Written problem: Under this line sits a listing. Repeat exactly and only its lines from the one holding "Output the component" through the one holding "40.9, 44.9, 49.1];"; skip pictures.

Information supplied:
+++++
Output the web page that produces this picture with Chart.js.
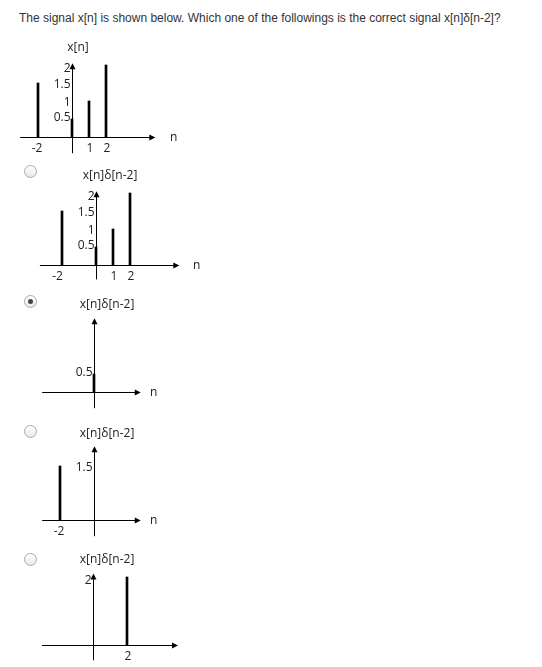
+++++
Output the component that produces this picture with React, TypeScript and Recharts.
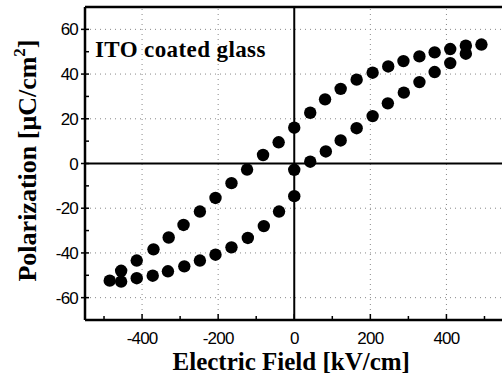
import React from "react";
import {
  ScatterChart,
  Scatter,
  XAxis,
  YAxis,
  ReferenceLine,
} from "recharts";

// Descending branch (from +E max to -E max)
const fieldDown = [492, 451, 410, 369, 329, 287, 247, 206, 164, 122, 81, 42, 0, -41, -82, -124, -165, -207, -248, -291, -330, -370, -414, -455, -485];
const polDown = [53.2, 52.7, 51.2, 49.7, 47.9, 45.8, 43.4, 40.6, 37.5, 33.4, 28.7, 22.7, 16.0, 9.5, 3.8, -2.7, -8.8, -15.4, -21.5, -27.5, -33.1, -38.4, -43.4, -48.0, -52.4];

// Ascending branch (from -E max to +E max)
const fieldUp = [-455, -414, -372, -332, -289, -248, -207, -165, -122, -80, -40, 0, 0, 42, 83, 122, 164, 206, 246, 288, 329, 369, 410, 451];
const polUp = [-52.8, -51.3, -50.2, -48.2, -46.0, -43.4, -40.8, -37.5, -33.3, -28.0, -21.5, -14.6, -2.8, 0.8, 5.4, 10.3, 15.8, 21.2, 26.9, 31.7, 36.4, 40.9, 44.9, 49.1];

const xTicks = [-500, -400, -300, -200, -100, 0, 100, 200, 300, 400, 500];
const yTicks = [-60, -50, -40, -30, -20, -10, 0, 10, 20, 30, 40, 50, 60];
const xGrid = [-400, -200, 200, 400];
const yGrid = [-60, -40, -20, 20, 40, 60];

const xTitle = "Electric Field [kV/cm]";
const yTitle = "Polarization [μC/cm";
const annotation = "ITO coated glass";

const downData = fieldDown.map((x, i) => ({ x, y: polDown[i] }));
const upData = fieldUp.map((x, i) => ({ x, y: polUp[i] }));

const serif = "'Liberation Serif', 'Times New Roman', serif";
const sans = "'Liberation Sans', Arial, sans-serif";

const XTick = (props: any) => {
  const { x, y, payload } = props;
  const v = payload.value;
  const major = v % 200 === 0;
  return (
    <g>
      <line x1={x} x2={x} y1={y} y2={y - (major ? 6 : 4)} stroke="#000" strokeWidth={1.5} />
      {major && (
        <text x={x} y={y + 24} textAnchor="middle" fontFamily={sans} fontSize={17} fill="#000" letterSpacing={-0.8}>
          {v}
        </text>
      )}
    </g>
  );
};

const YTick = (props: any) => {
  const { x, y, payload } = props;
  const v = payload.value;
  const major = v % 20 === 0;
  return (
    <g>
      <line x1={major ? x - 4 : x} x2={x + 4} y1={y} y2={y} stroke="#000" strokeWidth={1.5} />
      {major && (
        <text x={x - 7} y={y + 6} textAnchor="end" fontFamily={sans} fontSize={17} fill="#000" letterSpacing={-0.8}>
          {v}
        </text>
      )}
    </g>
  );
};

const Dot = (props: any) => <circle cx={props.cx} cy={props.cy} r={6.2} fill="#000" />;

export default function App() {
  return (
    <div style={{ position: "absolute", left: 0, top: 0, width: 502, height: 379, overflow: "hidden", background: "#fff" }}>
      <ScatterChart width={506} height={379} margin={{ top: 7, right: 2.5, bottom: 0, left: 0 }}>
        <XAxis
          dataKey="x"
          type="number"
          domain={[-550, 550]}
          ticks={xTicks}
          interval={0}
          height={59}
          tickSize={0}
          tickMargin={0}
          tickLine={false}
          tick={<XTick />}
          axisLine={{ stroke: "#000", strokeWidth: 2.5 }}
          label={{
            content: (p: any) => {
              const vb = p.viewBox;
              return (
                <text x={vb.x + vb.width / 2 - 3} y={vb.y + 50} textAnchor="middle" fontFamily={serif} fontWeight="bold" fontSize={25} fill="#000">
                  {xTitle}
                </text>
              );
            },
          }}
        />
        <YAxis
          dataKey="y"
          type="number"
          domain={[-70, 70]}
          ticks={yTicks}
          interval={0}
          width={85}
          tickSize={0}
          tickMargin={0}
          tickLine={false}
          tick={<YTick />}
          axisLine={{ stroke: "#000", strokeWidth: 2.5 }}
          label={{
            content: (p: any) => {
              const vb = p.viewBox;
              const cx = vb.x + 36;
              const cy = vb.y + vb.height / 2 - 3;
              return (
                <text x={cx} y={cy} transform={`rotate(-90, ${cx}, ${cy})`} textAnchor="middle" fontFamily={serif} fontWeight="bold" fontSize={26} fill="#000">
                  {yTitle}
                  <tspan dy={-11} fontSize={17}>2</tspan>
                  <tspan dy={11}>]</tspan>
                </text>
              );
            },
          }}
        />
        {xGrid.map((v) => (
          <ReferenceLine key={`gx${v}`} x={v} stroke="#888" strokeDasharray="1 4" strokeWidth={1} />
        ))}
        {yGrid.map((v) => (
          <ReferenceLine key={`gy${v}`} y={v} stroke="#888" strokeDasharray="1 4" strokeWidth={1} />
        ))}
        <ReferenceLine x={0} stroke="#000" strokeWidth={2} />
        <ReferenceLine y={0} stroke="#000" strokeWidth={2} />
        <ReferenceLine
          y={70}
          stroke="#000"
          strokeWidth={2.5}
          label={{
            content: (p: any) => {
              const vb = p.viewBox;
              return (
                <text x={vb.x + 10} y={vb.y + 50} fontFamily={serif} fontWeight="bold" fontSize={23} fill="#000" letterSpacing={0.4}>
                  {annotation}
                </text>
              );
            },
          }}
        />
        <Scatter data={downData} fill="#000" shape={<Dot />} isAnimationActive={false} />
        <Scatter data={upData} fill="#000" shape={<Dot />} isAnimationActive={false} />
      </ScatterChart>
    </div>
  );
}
+++++
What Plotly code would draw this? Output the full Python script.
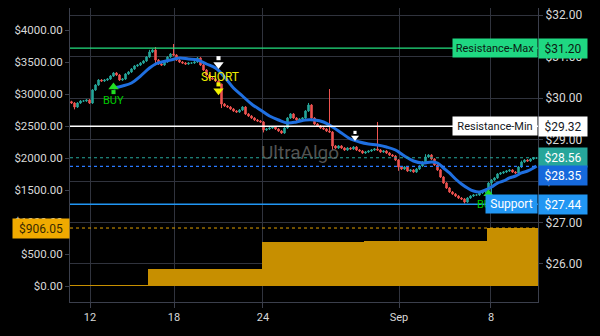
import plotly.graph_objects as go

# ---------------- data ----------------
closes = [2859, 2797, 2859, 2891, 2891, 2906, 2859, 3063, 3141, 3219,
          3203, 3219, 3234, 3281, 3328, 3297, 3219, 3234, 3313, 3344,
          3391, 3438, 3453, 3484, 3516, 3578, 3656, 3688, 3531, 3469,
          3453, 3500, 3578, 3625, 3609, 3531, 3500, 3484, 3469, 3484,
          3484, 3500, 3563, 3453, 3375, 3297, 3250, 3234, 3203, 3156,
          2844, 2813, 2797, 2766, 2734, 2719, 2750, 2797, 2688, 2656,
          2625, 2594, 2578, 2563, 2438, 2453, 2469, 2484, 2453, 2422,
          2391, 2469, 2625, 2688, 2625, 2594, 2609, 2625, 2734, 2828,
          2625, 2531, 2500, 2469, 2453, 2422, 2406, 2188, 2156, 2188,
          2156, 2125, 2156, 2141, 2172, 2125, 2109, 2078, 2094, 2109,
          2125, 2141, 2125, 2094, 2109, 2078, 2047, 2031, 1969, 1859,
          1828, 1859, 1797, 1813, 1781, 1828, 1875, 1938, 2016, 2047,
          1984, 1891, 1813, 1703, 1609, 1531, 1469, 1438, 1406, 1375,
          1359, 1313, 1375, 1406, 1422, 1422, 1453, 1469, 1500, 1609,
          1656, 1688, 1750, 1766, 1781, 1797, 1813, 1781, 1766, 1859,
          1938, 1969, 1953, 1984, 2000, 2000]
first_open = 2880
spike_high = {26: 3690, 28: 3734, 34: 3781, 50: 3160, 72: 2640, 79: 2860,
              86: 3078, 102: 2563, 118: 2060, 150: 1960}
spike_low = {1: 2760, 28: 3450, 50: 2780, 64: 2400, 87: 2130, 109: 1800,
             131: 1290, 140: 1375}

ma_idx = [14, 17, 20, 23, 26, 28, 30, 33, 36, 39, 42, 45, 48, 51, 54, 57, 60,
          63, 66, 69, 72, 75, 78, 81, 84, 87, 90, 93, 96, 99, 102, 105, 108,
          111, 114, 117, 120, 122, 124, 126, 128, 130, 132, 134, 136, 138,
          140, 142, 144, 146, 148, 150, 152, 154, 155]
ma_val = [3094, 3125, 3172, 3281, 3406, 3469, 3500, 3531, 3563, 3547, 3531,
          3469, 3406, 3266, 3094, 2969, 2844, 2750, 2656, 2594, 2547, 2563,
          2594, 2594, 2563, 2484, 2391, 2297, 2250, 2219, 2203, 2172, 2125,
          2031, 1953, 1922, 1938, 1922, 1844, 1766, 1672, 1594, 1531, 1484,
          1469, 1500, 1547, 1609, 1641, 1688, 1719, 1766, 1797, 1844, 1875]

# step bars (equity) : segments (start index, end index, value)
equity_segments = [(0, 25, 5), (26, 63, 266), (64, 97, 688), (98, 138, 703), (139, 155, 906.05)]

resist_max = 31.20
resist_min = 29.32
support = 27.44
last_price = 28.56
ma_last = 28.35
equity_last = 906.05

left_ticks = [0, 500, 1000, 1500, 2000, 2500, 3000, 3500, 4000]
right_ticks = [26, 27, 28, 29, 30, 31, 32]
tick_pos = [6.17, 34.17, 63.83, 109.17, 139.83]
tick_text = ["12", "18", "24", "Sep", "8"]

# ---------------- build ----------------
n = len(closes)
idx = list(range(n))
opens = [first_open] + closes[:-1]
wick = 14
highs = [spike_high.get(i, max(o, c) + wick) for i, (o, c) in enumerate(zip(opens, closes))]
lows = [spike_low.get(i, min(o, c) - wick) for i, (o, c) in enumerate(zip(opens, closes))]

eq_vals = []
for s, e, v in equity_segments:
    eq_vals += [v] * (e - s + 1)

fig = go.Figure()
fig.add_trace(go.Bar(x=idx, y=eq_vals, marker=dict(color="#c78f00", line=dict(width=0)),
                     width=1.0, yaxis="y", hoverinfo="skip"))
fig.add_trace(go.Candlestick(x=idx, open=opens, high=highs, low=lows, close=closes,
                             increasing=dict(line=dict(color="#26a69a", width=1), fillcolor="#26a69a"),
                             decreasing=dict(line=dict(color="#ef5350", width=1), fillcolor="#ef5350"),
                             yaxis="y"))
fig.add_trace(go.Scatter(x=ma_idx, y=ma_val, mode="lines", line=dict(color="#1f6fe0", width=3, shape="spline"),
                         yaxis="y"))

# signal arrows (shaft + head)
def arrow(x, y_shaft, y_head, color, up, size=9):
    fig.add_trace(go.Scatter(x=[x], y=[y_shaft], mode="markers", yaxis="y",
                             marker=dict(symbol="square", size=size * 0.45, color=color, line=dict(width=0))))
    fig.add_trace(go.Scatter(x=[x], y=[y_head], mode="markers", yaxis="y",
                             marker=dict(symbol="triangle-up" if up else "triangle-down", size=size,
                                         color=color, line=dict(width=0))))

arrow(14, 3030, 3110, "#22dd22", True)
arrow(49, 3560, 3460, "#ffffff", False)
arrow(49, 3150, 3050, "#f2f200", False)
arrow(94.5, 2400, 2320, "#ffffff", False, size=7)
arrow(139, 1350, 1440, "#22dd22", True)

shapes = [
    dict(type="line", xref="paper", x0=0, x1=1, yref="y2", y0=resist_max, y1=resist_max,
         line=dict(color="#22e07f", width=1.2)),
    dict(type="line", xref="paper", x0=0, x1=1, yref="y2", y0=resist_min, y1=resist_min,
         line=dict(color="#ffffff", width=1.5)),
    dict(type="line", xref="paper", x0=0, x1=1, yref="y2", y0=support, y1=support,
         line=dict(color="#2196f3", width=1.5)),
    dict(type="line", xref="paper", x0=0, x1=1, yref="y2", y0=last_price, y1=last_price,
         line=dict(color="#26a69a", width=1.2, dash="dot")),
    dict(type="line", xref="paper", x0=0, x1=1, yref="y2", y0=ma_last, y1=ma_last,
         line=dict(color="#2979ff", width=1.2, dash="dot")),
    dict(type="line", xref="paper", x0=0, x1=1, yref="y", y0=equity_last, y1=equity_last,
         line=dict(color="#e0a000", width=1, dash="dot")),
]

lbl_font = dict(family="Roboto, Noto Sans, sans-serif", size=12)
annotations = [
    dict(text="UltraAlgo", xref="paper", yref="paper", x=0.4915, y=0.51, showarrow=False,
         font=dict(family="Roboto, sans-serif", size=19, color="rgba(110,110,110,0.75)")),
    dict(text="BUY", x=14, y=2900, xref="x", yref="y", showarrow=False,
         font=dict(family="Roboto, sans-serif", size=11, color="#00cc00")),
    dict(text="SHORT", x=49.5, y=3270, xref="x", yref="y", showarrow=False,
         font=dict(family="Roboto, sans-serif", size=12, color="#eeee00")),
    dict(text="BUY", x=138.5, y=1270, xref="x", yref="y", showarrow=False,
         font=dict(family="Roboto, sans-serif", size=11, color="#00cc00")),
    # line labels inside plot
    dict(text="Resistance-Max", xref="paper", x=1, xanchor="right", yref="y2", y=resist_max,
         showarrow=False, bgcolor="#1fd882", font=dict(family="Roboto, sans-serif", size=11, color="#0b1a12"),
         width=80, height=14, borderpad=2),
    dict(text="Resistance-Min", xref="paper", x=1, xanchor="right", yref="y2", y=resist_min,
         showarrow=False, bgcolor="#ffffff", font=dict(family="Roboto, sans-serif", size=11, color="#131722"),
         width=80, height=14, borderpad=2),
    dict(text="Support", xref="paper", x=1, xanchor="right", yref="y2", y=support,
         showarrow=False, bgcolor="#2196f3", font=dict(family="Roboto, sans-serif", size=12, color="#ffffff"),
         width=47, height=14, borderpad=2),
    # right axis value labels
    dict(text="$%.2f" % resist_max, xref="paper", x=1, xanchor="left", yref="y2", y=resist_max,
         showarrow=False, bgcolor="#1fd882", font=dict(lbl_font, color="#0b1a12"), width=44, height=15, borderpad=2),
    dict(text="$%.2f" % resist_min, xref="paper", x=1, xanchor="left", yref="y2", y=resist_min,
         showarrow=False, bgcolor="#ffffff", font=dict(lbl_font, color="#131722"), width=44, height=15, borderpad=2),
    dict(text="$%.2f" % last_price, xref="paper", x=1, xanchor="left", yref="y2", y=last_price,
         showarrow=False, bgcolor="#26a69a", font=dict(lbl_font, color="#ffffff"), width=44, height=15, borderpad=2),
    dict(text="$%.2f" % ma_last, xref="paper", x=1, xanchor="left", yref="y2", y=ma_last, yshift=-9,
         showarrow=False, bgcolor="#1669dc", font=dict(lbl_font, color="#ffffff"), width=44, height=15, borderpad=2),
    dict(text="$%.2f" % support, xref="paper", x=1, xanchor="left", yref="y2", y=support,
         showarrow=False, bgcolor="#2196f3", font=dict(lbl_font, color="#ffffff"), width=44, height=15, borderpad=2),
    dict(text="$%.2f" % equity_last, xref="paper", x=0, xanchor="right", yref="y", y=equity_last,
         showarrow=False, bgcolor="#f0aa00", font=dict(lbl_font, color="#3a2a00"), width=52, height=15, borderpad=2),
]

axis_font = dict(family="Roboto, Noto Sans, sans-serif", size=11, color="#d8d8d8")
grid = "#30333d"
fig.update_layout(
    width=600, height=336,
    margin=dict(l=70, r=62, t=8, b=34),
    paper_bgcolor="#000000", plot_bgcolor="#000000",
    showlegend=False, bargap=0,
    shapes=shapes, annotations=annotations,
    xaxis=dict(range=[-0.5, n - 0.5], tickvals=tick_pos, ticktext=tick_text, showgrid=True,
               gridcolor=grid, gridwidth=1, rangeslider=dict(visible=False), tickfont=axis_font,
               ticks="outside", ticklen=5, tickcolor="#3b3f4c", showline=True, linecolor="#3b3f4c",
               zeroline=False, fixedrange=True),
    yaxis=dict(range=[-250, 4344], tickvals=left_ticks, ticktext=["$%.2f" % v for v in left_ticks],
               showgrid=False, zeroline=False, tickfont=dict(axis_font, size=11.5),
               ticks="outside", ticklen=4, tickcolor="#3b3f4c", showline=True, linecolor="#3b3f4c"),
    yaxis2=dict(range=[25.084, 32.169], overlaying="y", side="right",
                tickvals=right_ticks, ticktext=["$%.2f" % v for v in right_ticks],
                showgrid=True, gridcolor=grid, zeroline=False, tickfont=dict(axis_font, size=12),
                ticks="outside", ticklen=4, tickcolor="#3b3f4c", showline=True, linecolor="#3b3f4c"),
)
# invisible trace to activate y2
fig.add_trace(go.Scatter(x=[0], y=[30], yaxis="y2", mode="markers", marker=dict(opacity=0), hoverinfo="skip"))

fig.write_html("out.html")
+++++
Written solution:
Output the component that produces this picture with React, TypeScript and Recharts.
import React from "react";
import {
  ScatterChart,
  Scatter,
  XAxis,
  YAxis,
  ReferenceLine,
} from "recharts";

// Descending branch (from +E max to -E max)
const fieldDown = [492, 451, 410, 369, 329, 287, 247, 206, 164, 122, 81, 42, 0, -41, -82, -124, -165, -207, -248, -291, -330, -370, -414, -455, -485];
const polDown = [53.2, 52.7, 51.2, 49.7, 47.9, 45.8, 43.4, 40.6, 37.5, 33.4, 28.7, 22.7, 16.0, 9.5, 3.8, -2.7, -8.8, -15.4, -21.5, -27.5, -33.1, -38.4, -43.4, -48.0, -52.4];

// Ascending branch (from -E max to +E max)
const fieldUp = [-455, -414, -372, -332, -289, -248, -207, -165, -122, -80, -40, 0, 0, 42, 83, 122, 164, 206, 246, 288, 329, 369, 410, 451];
const polUp = [-52.8, -51.3, -50.2, -48.2, -46.0, -43.4, -40.8, -37.5, -33.3, -28.0, -21.5, -14.6, -2.8, 0.8, 5.4, 10.3, 15.8, 21.2, 26.9, 31.7, 36.4, 40.9, 44.9, 49.1];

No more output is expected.